-- WRITTEN EXERCISE --
Using the entries below, restate word for word only the lines from the one with "Emit a standalone" to the final line, leaving the pictures out.

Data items

···

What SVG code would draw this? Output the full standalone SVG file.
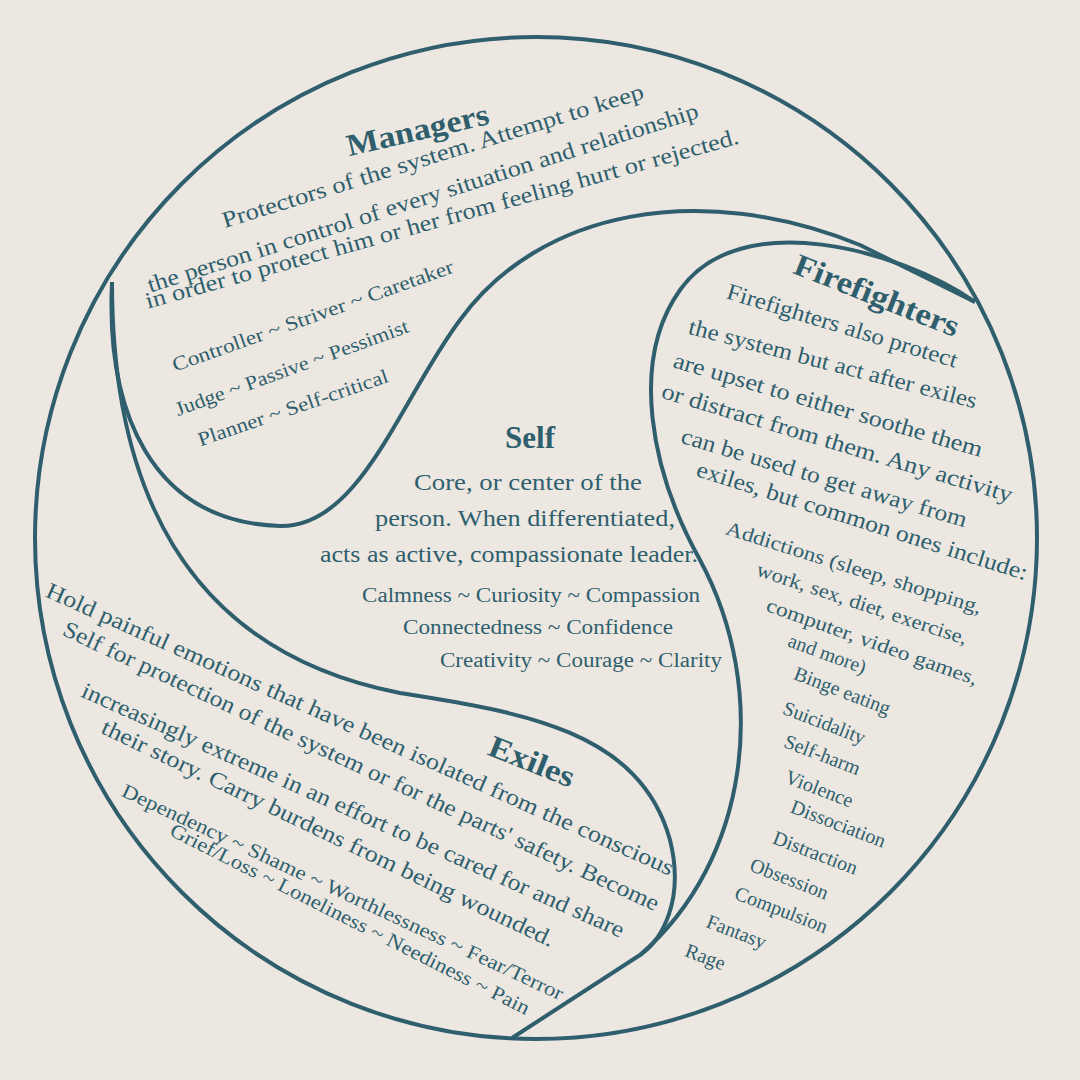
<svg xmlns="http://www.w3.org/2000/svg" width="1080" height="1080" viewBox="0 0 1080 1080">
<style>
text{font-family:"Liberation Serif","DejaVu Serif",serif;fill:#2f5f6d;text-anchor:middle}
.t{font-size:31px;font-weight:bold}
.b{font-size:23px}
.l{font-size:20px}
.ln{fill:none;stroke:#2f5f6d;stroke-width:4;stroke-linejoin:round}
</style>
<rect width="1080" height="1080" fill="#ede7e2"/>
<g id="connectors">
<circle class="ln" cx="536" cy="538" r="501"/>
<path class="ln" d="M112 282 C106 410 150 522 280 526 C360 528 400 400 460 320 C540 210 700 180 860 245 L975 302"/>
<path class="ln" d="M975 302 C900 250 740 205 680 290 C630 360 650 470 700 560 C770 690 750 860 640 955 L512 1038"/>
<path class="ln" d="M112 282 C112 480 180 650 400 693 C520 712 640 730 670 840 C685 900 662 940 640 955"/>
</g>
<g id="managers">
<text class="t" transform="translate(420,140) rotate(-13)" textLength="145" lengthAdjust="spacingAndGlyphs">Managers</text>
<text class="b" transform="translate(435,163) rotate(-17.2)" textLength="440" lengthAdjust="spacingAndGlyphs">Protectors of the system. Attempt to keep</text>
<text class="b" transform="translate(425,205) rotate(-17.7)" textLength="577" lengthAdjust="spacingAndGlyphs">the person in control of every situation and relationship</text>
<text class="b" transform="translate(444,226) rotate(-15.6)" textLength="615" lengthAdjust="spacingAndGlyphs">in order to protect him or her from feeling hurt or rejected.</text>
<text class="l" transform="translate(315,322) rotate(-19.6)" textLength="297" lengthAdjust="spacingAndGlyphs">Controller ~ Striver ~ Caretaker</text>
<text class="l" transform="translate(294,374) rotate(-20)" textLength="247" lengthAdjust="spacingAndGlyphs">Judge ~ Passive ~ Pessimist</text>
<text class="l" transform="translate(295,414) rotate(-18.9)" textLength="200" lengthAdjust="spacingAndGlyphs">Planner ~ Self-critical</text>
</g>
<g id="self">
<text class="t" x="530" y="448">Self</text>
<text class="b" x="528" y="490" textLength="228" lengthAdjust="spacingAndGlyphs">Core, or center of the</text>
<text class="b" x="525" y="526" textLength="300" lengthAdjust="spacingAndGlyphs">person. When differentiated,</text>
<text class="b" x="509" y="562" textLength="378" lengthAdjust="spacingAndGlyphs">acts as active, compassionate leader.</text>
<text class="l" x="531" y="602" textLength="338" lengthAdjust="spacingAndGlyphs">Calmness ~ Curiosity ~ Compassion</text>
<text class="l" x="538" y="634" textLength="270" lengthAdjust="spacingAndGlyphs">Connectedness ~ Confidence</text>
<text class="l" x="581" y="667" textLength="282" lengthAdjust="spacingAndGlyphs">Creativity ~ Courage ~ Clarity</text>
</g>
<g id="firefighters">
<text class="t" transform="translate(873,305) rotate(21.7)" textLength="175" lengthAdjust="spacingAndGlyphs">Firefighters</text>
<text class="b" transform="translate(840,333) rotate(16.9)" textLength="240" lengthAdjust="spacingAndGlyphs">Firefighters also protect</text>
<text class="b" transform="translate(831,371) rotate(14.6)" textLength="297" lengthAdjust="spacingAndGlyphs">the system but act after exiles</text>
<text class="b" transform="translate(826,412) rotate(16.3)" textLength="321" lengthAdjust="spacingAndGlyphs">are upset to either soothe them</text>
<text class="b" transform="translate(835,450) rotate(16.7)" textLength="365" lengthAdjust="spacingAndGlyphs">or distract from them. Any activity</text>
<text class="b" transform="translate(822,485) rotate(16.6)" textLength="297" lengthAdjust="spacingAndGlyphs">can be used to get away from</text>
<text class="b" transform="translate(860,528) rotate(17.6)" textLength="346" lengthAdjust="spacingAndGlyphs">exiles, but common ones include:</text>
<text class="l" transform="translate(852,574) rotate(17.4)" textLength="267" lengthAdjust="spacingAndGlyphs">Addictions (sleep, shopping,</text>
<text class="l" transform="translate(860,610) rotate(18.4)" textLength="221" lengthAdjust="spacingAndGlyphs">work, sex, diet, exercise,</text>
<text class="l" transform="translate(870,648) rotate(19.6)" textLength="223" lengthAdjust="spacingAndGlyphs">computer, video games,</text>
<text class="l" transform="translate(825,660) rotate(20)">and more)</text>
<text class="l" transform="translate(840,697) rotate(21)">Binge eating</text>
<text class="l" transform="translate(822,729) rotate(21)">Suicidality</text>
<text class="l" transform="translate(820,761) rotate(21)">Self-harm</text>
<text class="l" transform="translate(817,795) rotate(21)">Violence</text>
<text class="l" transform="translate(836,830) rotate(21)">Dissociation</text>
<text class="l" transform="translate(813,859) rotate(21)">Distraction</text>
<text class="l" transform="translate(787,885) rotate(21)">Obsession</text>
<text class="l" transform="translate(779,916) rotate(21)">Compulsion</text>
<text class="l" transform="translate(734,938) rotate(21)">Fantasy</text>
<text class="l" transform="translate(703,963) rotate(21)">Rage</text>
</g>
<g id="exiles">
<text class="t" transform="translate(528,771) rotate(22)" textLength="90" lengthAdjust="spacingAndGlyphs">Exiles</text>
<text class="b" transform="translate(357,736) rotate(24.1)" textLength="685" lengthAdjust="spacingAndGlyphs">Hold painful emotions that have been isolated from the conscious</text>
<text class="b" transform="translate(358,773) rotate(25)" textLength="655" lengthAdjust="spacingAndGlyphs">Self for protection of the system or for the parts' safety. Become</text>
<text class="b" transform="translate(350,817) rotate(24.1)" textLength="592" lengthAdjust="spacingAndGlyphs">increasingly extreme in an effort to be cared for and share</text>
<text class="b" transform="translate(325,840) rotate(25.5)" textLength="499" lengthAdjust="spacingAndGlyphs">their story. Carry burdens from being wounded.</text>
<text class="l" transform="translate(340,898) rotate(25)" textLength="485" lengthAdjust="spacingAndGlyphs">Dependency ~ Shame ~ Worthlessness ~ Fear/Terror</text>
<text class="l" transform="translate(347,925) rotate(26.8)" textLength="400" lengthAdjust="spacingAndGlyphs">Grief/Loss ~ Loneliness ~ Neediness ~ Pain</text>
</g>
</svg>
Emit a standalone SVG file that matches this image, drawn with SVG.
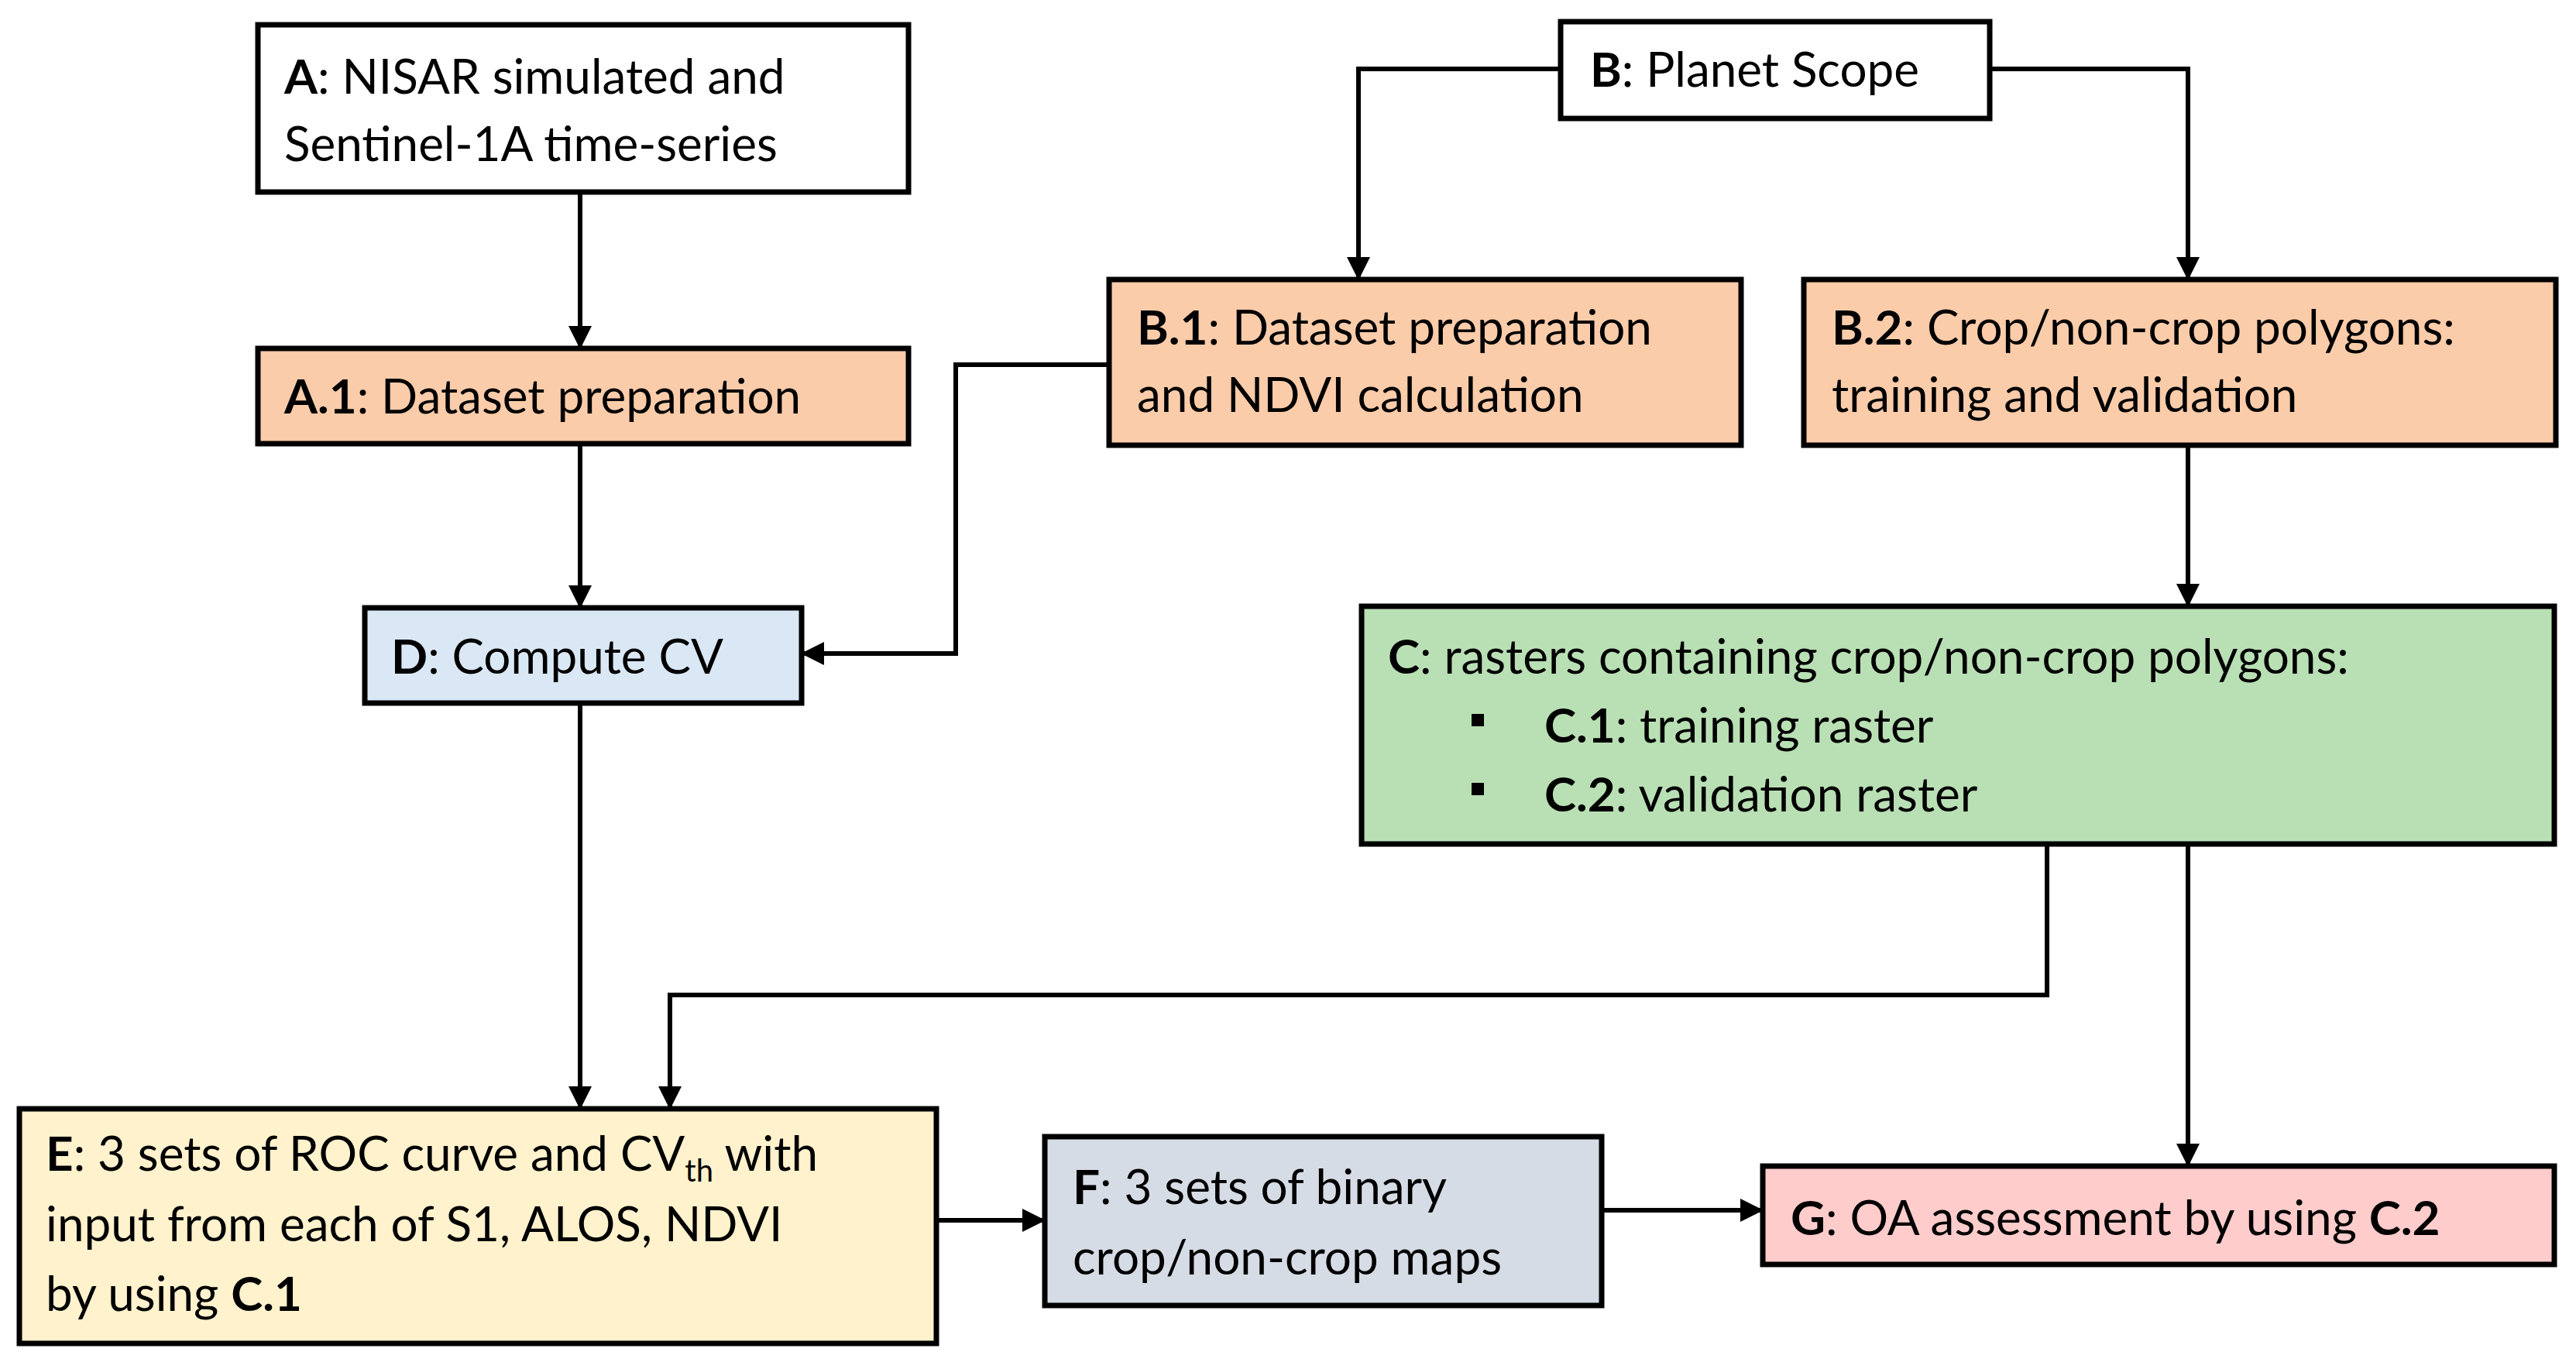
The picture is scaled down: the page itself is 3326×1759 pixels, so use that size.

···

-- THE RESPONSE --
Emit a standalone SVG file that matches this image, drawn with SVG.
The picture is scaled down: the page itself is 3326×1759 pixels, so use that size.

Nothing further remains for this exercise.